Littéraires, ses références le sont avant tout : il cite Baudelaire, qui soutint les premières toiles de Manet, Malraux qui fit le rapprochement entre Goya et Manet ou Proust qui, dans la « Recherche », s’en servit en partie de modèle pour le personnage d’Elstir. Mais il a une lucidité et une puissance d’analyse qui dépassent le simple cadre de la littérature et donne à son texte une valeur singulière, même si elle propose des thèses parfois contestables. Ainsi, il écrit aussi : « Si l’on envisage isolément la vibration sur la toile de la couleur, Manet n’est pas le plus grand peintre de son temps. Delacroix et Courbet ont une ampleur, une aisance qui possèdent le monde, Corot la force de saisir, d’enrober la simplicité de l’insaisissable. La manière, moins sûre d’elle, de Manet procède d’un élan plus agressif, plus malade aussi.
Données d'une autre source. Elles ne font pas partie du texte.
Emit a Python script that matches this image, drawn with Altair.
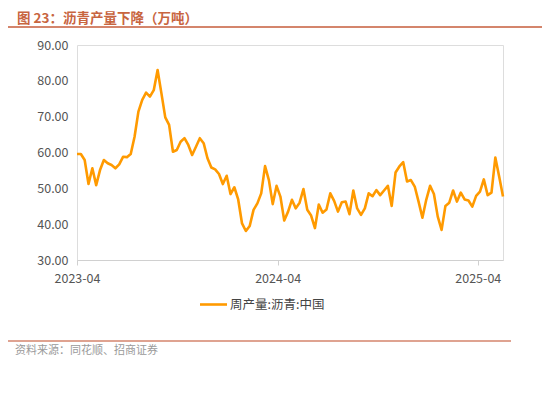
import altair as alt
import pandas as pd

values = [
    59.6, 59.6, 57.9, 51.2, 55.6, 50.9, 55.1, 57.9, 57.0, 56.5,
    55.6, 56.7, 58.8, 58.7, 59.6, 64.4, 71.4, 74.7, 76.7, 75.6,
    77.4, 83.0, 76.5, 69.8, 67.7, 60.2, 60.7, 63.0, 64.0, 62.1,
    59.3, 61.6, 64.0, 62.6, 58.4, 55.8, 55.3, 54.0, 51.2, 53.5,
    48.4, 50.3, 46.9, 40.2, 38.1, 39.5, 44.0, 45.8, 48.6,
    56.2, 52.3, 45.6, 50.7, 47.7, 41.0, 43.5, 46.8, 44.4, 46.0,
    49.8, 44.0, 42.4, 38.9, 45.5, 43.2, 44.1, 48.6, 46.5, 43.5,
    46.1, 46.3, 42.8, 49.4, 44.4, 42.6, 44.4, 48.6, 47.8, 49.5,
    48.1, 49.4, 50.7, 45.1, 54.4, 56.1, 57.3, 51.9, 52.3, 50.5,
    46.3, 41.8, 46.8, 50.7, 48.4, 42.1, 38.4, 45.1, 46.0, 49.4,
    46.3, 48.8, 46.9, 46.6, 44.9, 47.9, 49.1, 52.5, 48.1, 48.8,
    58.6, 53.3, 47.7,
]
dates = pd.date_range("2023-04-01", periods=len(values), freq="7D")
series_name = "周产量:沥青:中国"
title_text = "图 23：沥青产量下降（万吨）"
source_text = "资料来源：同花顺、招商证券"
tick_dates = ["2023-04-01", "2024-04-01", "2025-04-01"]

df = pd.DataFrame({"date": dates, "value": values, "series": series_name})

W, H = 426, 215
OX, OY = 77, 45  # plot origin in page coordinates
FONT = "Noto Sans CJK SC"
ACCENT = "#C8653F"
RULE = "#D4856C"

line = alt.Chart(df).mark_line(color="#FF9A00", strokeWidth=2.6, strokeJoin="round").encode(
    x=alt.X(
        "date:T",
        scale=alt.Scale(domain=[dates[0].isoformat(), dates[-1].isoformat()]),
        axis=alt.Axis(
            values=[pd.Timestamp(d).isoformat() for d in tick_dates],
            format="%Y-%m",
            title=None,
            grid=False,
            domainColor="#D0D0D0",
            domainWidth=1.2,
            tickColor="#D0D0D0",
            tickSize=5,
            labelFont=FONT,
            labelFontSize=12.5,
            labelColor="#555555",
            labelPadding=7,
            labelFlush=False,
        ),
    ),
    y=alt.Y(
        "value:Q",
        scale=alt.Scale(domain=[30, 90], nice=False),
        axis=alt.Axis(
            values=[30, 40, 50, 60, 70, 80, 90],
            format=".2f",
            title=None,
            grid=False,
            domain=False,
            ticks=False,
            labelFont=FONT,
            labelFontSize=12.5,
            labelColor="#555555",
            labelPadding=9,
        ),
    ),
)

def px(x):
    return alt.value(x - OX)

def py(y):
    return alt.value(y - OY)

anchor = pd.DataFrame({"a": [0]})

title = alt.Chart(anchor).mark_text(
    text=title_text, font=FONT, fontSize=13.5, fontWeight="bold", color=ACCENT,
    align="left", baseline="middle",
).encode(x=px(17), y=py(19))

title_rule = alt.Chart(anchor).mark_rule(color=RULE, strokeWidth=1.8).encode(
    x=px(8), x2=px(550), y=py(27)
)

legend_line = alt.Chart(anchor).mark_rule(color="#FF9A00", strokeWidth=2.6).encode(
    x=px(200), x2=px(227), y=py(304.5)
)

legend_text = alt.Chart(anchor).mark_text(
    text=series_name, font=FONT, fontSize=12.5, color="#444444",
    align="left", baseline="middle",
).encode(x=px(230), y=py(304.5))

bottom_rule = alt.Chart(anchor).mark_rule(color=RULE, strokeWidth=1.5).encode(
    x=px(7), x2=px(511), y=py(341)
)

source = alt.Chart(anchor).mark_text(
    text=source_text, font=FONT, fontSize=11, color="#9A9A9A",
    align="left", baseline="middle",
).encode(x=px(15), y=py(351))

chart = alt.layer(
    line, title, title_rule, legend_line, legend_text, bottom_rule, source
).properties(
    width=W,
    height=H,
    autosize=alt.AutoSizeParams(type="none"),
    padding={"left": OX - 8, "top": OY - 8, "right": 534 - (OX - 8) - W, "bottom": 377 - (OY - 8) - H},
).configure_view(stroke=None).configure(background="white")

chart.save("out.html", embed_options={"renderer": "svg", "actions": False})
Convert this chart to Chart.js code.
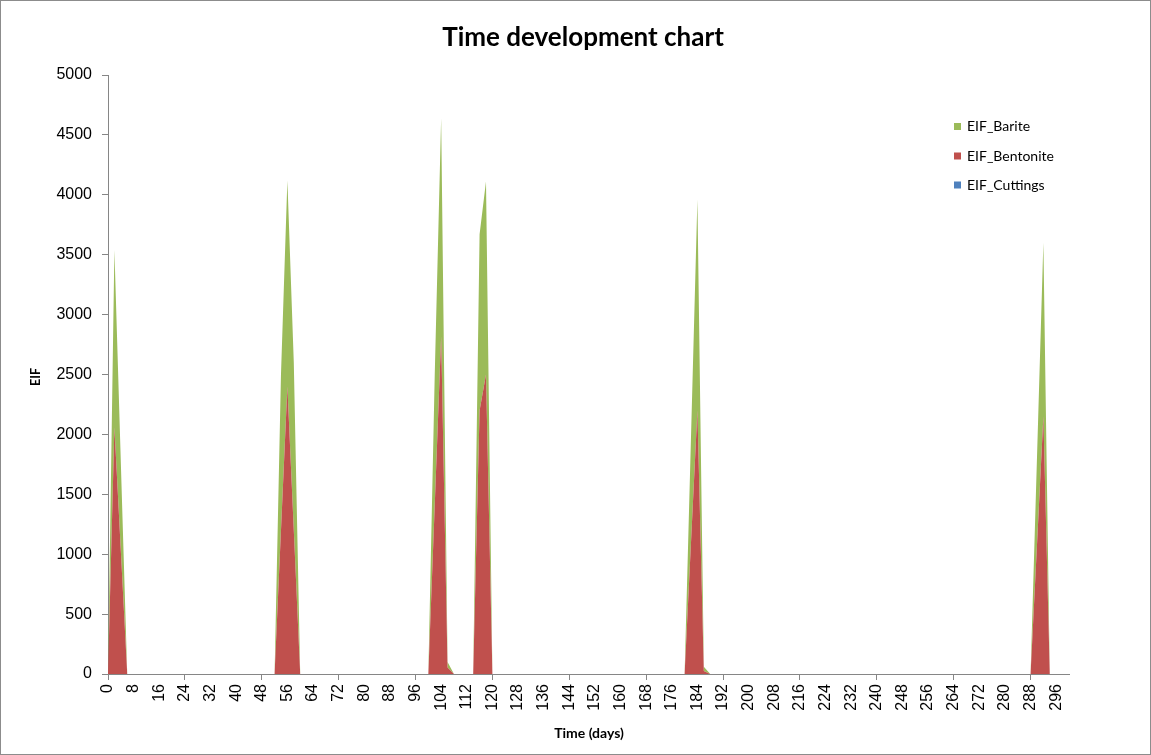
<!DOCTYPE html>
<html><head><meta charset="utf-8">
<script src="https://cdn.jsdelivr.net/npm/chart.js@4/dist/chart.umd.min.js"></script>
<style>html,body{margin:0;padding:0;background:#fff;overflow:hidden}canvas{display:block}</style>
</head><body>
<canvas id="c" width="1151" height="755"></canvas>
<script>
const chartTitle = 'Time development chart';
const xTitle = 'Time (days)';
const yTitle = 'EIF';
const seriesNames = ['EIF_Cuttings', 'EIF_Bentonite', 'EIF_Barite'];
const seriesColors = ['#4F81BD', '#C0504D', '#9BBB59'];

// time categories (days), one every 2 days from 0 to 300
const firstDay = 0, lastDay = 300, dayStep = 2;
const days = [];
for (let d = firstDay; d <= lastDay; d += dayStep) days.push(String(d));

// days on which EIF is non-zero (every other day is 0)
const activeDays      = [2, 4,   54, 56, 58,   102, 104, 106,   116, 118,   182, 184, 186,   290, 292];
const bentoniteActive = [2060, 1030, 1200, 2400, 1200, 1410, 2820, 55, 2200, 2500, 1100, 2200, 25, 1075, 2150];
const bariteActive    = [1480, 740,  1300, 1720, 1400, 1090, 1820, 45, 1470, 1610, 880,  1760, 35, 725,  1450];
const cuttingsActive  = [0, 0, 0, 0, 0, 0, 0, 0, 0, 0, 0, 0, 0, 0, 0];

const yMin = 0, yMax = 5000, yStep = 500;

function expand(vals) {
  return days.map(d => {
    const i = activeDays.indexOf(Number(d));
    return i >= 0 ? vals[i] : 0;
  });
}
const cuttings = expand(cuttingsActive);
const bentonite = expand(bentoniteActive);
const barite = expand(bariteActive);

const axisGray = '#868686';

const decor = {
  id: 'decor',
  beforeDraw(chart) {
    const ctx = chart.ctx;
    ctx.save();
    ctx.fillStyle = '#fff';
    ctx.fillRect(0, 0, chart.width, chart.height);
    ctx.restore();
  },
  afterDraw(chart) {
    const ctx = chart.ctx;
    ctx.save();
    ctx.fillStyle = '#000';
    ctx.textAlign = 'center';
    ctx.textBaseline = 'middle';
    ctx.font = 'bold 26px Lato';
    ctx.fillText(chartTitle, 583, 38);
    ctx.font = 'bold 14px Lato';
    ctx.fillText(xTitle, 589, 733);
    ctx.save();
    ctx.translate(36, 377);
    ctx.rotate(-Math.PI / 2);
    ctx.font = 'bold 12.5px Lato';
    ctx.fillText(yTitle, 0, 0);
    ctx.restore();
    // legend (reverse order, like the stacked area legend)
    const rows = [126.5, 156, 185];
    ctx.textAlign = 'left';
    ctx.font = '14px Lato';
    for (let r = 0; r < 3; r++) {
      const k = 2 - r;
      ctx.fillStyle = seriesColors[k];
      ctx.fillRect(954, rows[r] - 3.5, 7, 7);
      ctx.fillStyle = '#000';
      ctx.fillText(seriesNames[k], 967, rows[r]);
    }
    // outer frame
    ctx.strokeStyle = '#8c8c8c';
    ctx.lineWidth = 1;
    ctx.strokeRect(0.5, 0.5, chart.width - 1, chart.height - 1);
    ctx.restore();
  }
};

const mk = (i, data, fill) => ({
  label: seriesNames[i],
  data: data,
  backgroundColor: seriesColors[i],
  borderColor: seriesColors[i],
  borderWidth: 0,
  pointRadius: 0,
  pointHoverRadius: 0,
  tension: 0,
  fill: fill
});

new Chart(document.getElementById('c'), {
  type: 'line',
  data: {
    labels: days,
    datasets: [mk(0, cuttings, 'origin'), mk(1, bentonite, '-1'), mk(2, barite, '-1')]
  },
  options: {
    responsive: false,
    animation: false,
    events: [],
    layout: { padding: { left: 0, top: 75, right: 82, bottom: 0 } },
    plugins: { legend: { display: false }, title: { display: false }, tooltip: { enabled: false } },
    scales: {
      x: {
        type: 'category',
        offset: false,
        afterFit: s => { s.height = 81; },
        border: { display: true, color: axisGray, width: 1 },
        grid: {
          drawOnChartArea: false,
          drawTicks: true,
          tickLength: 6,
          color: c => (c.tick && c.tick.value % 12 === 0) ? axisGray : 'rgba(0,0,0,0)'
        },
        ticks: {
          autoSkip: false,
          minRotation: 90,
          maxRotation: 90,
          padding: 4,
          color: '#000',
          font: { family: 'Liberation Sans', size: 16 },
          callback: function (v, i) { return i % 4 === 0 ? days[i] : null; }
        }
      },
      y: {
        stacked: true,
        min: yMin,
        max: yMax,
        afterFit: s => { s.width = 108; },
        border: { display: true, color: axisGray, width: 1 },
        grid: { drawOnChartArea: false, drawTicks: true, tickLength: 6, color: axisGray },
        ticks: {
          stepSize: yStep,
          padding: 10,
          color: '#000',
          font: { family: 'Liberation Sans', size: 16 },
          callback: v => String(v)
        }
      }
    }
  },
  plugins: [decor]
});
</script>
</body></html>
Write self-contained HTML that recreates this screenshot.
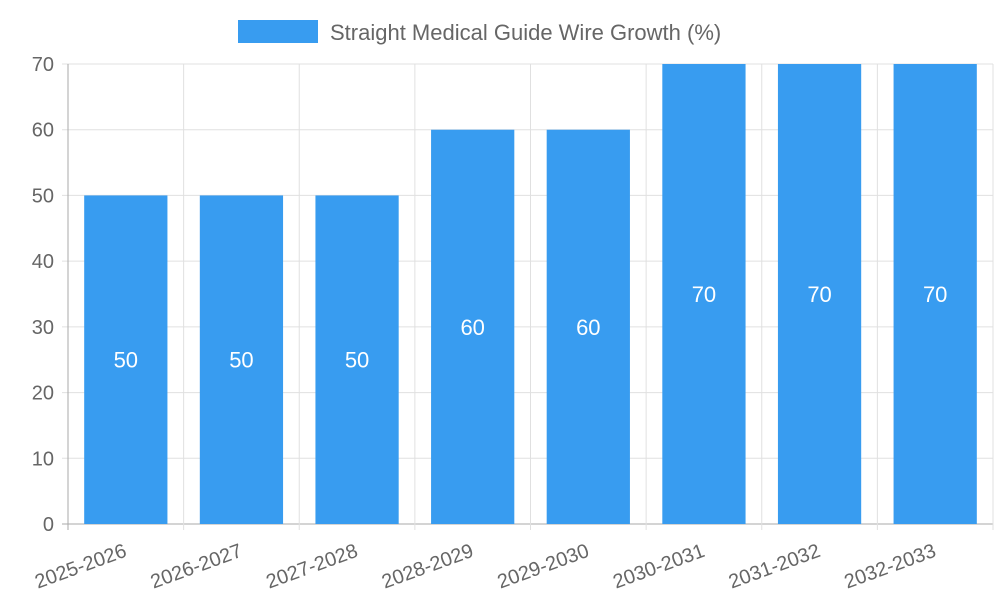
<!DOCTYPE html>
<html><head><meta charset="utf-8"><style>
body{margin:0;background:#fff;}
svg{display:block;font-family:"Liberation Sans",sans-serif;}
</style></head><body>
<svg id="chart" width="1000" height="600">
<g id="legend">
<rect x="238" y="20" width="80" height="23" fill="#389cf0"/>
<text x="330" y="40" font-size="22" fill="#666">Straight Medical Guide Wire Growth (%)</text>
</g>
<g id="grid"></g>
<g id="bars"></g>
<g id="labels"></g>
</svg>
<script>
const categories=["2025-2026","2026-2027","2027-2028","2028-2029","2029-2030","2030-2031","2031-2032","2032-2033"];
const values=[50,50,50,60,60,70,70,70];
const yTicks=[0,10,20,30,40,50,60,70];
const L=68,R=993,T=64,B=524,yMax=70;
const ns="http://www.w3.org/2000/svg";
const step=(R-L)/categories.length;
const y=v=>B-(v/yMax)*(B-T);
const x=i=>L+i*step;
function mk(tag,attrs,parent,text){const e=document.createElementNS(ns,tag);for(const k in attrs)e.setAttribute(k,attrs[k]);if(text!==undefined)e.textContent=text;document.getElementById(parent).appendChild(e);return e;}
yTicks.forEach(t=>{
 const g=mk("line",{x1:L-6,x2:R,y1:y(t),y2:y(t),stroke:t===0?"#aaa":"#e0e0e0","stroke-width":1},"grid");
 
 
 const lb=mk("text",{x:L-14,y:y(t)+7,"text-anchor":"end","font-size":20,fill:"#666"},"labels",t);
 
 
});
for(let i=0;i<=categories.length;i++){
 const g=mk("line",{x1:x(i),x2:x(i),y1:T,y2:B+6,stroke:i===0?"#aaa":"#e0e0e0","stroke-width":1},"grid");
 
 
}
categories.forEach((c,i)=>{
 const bw=step*0.72,bx=x(i)+(step-bw)/2;
 const r=mk("rect",{x:bx,y:y(values[i]),width:bw,height:B-y(values[i]),fill:"#389cf0"},"bars");
 
 
 const v=mk("text",{x:bx+bw/2,y:(y(values[i])+B)/2+8,"text-anchor":"middle","font-size":22,fill:"#fff"},"bars",values[i]);
 
 
 const cx=x(i)+step/2+2;
 const lb=mk("text",{x:cx,y:B+32,"text-anchor":"end","font-size":20,fill:"#666",transform:`rotate(-20 ${cx} ${B+32})`},"labels",c);
 
 
});
</script>
</body></html>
Manet dérange et ne veut pas satisfaire : il cherche même à décevoir. Il conteste, la possibilité de représenter que la toile lui donne : il la tient sous sa brosse, mais sous sa brosse elle se retire. (…) Ces aplats accusés, cette suppression des nuances intermédiaires n’ont de sens en eux-mêmes que celui d’une nouveauté, pourtant ils aident à dégager la peinture du vieil enlisement de l’éloquence : ils aident à glisser au moment où l’objet attendu n’est plus rien, sinon cette sensation inattendue, cette vibration pure et suraiguë qui s’est rendue indépendante de la signification prêtée. »
-Georges Bataille, Manet, préface de Michel Surya, Collection Studiolo de L’Atelier contemporain, 160 pages, 44 illustrations, 7,50€. Parallèlement, deux livres du poète et essayiste Alain Jouffroy sont parus dans la même collection : le premier sur David (Aimer David) et le second sur Piero di Cosimo (Piero di Cosimo ou la forêt sacrilège).